Real-World Examples and External Research

Several SaaS companies have successfully implemented behavioral economics. Drip, an email marketing platform, uses social proof by showing how many active users their customers have gained after switching. HubSpot leverages reciprocity with extensive free educational resources. Slack integrates the endowment effect by encouraging teams to customize channels and upload a workspace logo.

Academic research provides robust support: Kahneman's work on loss aversion (see Nobel lecture), Thaler and Sunstein's Nudge on default options, and various studies on social proof in online environments. For a deeper dive, read The Behavioural Insights Team's blog for case studies from B2B contexts.
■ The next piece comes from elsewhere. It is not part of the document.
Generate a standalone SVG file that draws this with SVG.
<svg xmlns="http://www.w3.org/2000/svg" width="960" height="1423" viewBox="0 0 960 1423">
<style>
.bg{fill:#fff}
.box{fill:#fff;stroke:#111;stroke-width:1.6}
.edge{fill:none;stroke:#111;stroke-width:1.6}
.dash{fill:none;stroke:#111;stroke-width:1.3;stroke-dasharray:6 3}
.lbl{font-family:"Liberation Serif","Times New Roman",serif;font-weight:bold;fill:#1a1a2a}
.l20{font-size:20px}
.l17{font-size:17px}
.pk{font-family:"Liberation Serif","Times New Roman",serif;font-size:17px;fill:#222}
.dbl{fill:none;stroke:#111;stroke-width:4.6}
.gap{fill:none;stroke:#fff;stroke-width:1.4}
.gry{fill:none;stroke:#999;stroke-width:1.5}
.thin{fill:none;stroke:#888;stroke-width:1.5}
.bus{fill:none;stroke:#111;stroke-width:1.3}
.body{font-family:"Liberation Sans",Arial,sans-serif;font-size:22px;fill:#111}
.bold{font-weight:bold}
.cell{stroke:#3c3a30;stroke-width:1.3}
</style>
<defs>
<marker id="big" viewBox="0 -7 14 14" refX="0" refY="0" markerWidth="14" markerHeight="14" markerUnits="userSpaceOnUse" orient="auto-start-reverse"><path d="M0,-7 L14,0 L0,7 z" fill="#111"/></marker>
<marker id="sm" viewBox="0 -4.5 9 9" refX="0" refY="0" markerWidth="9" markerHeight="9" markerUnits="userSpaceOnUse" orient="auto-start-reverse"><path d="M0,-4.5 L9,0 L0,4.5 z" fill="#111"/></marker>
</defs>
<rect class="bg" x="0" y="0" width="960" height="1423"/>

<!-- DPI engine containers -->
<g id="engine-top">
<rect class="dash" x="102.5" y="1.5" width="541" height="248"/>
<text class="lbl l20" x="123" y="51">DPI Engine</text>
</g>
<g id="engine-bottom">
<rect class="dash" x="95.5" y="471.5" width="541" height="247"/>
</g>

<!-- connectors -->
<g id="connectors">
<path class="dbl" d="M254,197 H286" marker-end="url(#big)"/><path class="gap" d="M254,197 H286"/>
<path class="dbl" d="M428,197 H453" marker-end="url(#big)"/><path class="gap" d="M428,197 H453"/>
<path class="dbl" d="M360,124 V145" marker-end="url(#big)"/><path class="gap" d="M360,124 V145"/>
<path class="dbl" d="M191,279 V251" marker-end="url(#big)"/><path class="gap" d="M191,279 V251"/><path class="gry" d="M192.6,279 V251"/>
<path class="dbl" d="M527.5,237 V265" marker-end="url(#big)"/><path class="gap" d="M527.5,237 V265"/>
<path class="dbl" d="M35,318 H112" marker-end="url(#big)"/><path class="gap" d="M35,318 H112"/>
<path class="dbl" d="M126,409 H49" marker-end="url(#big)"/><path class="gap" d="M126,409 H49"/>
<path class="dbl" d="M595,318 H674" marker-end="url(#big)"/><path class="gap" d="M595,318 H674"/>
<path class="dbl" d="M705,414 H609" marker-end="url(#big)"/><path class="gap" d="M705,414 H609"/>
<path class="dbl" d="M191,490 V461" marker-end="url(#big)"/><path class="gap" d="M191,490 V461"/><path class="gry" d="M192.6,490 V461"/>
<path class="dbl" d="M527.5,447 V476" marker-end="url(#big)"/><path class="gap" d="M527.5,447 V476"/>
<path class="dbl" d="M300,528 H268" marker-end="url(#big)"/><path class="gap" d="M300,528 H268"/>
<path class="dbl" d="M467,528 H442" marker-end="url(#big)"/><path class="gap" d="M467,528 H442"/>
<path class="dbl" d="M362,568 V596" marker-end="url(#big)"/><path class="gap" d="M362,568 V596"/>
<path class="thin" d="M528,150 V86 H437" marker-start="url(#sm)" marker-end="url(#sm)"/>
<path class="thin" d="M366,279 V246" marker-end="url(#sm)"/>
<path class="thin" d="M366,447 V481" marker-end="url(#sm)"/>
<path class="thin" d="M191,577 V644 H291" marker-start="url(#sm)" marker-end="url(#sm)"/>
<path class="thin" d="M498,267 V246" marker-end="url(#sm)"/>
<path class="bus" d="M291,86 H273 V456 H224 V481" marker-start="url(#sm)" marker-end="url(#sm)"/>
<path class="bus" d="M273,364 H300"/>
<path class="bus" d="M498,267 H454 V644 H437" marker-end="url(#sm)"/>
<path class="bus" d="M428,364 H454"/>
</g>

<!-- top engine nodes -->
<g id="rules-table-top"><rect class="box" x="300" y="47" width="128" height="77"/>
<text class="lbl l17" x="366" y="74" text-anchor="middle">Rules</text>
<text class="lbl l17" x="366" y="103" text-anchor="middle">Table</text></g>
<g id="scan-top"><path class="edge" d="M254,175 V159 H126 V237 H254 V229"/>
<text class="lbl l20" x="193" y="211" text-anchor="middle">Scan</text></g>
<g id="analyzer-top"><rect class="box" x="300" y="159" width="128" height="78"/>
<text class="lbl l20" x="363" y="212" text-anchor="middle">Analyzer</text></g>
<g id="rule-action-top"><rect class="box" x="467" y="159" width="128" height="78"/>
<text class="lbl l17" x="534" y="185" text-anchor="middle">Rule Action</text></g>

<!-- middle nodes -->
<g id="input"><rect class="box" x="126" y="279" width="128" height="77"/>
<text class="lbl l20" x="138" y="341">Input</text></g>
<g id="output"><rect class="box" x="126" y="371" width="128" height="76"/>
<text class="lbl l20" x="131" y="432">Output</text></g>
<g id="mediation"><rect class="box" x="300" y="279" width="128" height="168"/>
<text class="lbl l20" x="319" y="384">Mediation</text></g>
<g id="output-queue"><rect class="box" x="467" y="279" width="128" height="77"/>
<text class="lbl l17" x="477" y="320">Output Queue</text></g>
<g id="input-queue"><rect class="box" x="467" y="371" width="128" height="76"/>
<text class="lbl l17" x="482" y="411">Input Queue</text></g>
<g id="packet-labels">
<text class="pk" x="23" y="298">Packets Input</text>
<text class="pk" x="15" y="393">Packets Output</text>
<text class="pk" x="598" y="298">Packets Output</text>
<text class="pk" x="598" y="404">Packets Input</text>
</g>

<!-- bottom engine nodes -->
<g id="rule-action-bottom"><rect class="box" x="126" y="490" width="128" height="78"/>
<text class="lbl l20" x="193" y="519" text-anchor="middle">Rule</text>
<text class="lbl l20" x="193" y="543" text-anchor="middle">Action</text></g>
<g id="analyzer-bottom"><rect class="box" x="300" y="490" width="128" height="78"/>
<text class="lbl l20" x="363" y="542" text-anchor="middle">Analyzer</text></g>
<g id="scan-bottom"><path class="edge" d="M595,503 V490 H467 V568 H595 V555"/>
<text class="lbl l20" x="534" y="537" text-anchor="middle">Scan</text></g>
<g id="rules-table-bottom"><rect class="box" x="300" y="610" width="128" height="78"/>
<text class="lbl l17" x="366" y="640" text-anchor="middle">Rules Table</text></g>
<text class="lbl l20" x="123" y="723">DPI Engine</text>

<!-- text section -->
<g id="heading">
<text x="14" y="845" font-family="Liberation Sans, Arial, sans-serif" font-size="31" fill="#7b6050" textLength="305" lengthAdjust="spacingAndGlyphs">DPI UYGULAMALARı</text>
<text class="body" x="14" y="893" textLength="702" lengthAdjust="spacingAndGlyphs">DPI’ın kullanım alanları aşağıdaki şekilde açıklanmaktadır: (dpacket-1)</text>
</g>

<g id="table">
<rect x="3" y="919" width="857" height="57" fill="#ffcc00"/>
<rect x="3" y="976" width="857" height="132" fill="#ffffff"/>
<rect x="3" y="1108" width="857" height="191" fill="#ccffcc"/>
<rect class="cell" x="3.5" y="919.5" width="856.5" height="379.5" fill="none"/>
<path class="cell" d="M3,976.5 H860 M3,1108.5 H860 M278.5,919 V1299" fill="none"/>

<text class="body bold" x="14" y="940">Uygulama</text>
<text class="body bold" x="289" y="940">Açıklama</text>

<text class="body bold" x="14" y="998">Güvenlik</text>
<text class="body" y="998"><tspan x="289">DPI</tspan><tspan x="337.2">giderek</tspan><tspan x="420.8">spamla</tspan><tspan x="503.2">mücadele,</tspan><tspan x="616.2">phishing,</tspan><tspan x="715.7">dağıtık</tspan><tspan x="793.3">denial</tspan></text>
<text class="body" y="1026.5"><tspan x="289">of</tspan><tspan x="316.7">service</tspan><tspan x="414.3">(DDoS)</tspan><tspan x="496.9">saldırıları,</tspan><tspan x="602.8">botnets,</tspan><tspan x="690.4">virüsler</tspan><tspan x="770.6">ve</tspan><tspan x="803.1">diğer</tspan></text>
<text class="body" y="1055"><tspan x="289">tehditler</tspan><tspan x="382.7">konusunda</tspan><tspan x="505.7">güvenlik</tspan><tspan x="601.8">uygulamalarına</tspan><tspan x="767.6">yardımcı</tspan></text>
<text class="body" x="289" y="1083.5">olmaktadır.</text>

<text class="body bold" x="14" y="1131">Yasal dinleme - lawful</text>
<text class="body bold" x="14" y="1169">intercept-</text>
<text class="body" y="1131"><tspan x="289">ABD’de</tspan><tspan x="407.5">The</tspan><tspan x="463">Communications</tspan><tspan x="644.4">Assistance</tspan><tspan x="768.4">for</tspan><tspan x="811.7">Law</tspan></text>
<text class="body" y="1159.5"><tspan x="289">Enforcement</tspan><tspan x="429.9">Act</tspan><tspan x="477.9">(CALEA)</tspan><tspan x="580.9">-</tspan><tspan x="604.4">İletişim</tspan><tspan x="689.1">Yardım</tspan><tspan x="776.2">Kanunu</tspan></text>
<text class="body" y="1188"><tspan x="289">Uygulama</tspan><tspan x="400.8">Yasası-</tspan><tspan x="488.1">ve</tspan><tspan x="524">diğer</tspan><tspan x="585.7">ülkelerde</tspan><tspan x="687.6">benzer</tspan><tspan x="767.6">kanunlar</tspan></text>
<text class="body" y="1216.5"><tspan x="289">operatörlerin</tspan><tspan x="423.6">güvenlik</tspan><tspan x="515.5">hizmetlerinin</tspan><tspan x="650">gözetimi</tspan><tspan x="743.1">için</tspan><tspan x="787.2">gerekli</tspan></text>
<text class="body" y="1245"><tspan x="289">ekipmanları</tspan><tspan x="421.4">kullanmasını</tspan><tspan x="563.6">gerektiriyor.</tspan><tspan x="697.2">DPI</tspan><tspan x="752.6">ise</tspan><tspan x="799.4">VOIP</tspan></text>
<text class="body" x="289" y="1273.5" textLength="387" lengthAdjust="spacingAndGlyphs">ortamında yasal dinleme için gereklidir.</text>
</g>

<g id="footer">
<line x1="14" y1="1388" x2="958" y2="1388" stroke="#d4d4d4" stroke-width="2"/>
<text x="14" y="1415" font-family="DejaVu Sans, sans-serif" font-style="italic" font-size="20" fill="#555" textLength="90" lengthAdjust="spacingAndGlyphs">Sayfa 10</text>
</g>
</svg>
Building a Long-Term Retention Culture

Behavioral tactics are not a silver bullet. They work best when part of a comprehensive retention strategy that includes product excellence, responsive support, and ongoing value delivery. However, by understanding the psychological forces that drive customer decisions, SaaS companies can create experiences that users genuinely want to stick with. The real power of behavioral economics lies not in single tactics but in a mindset shift: designing for the human brain, not just for the bottom line.

Start small. Pick one bias—loss aversion or the endowment effect—and test it on the next cancellation flow. Measure the results. Learn. Then layer in social proof, defaults, and reciprocity. Over time, these small psychological insights compound into dramatically lower churn and healthier customer relationships. In a market where every click matters, understanding why users stay is the ultimate competitive advantage.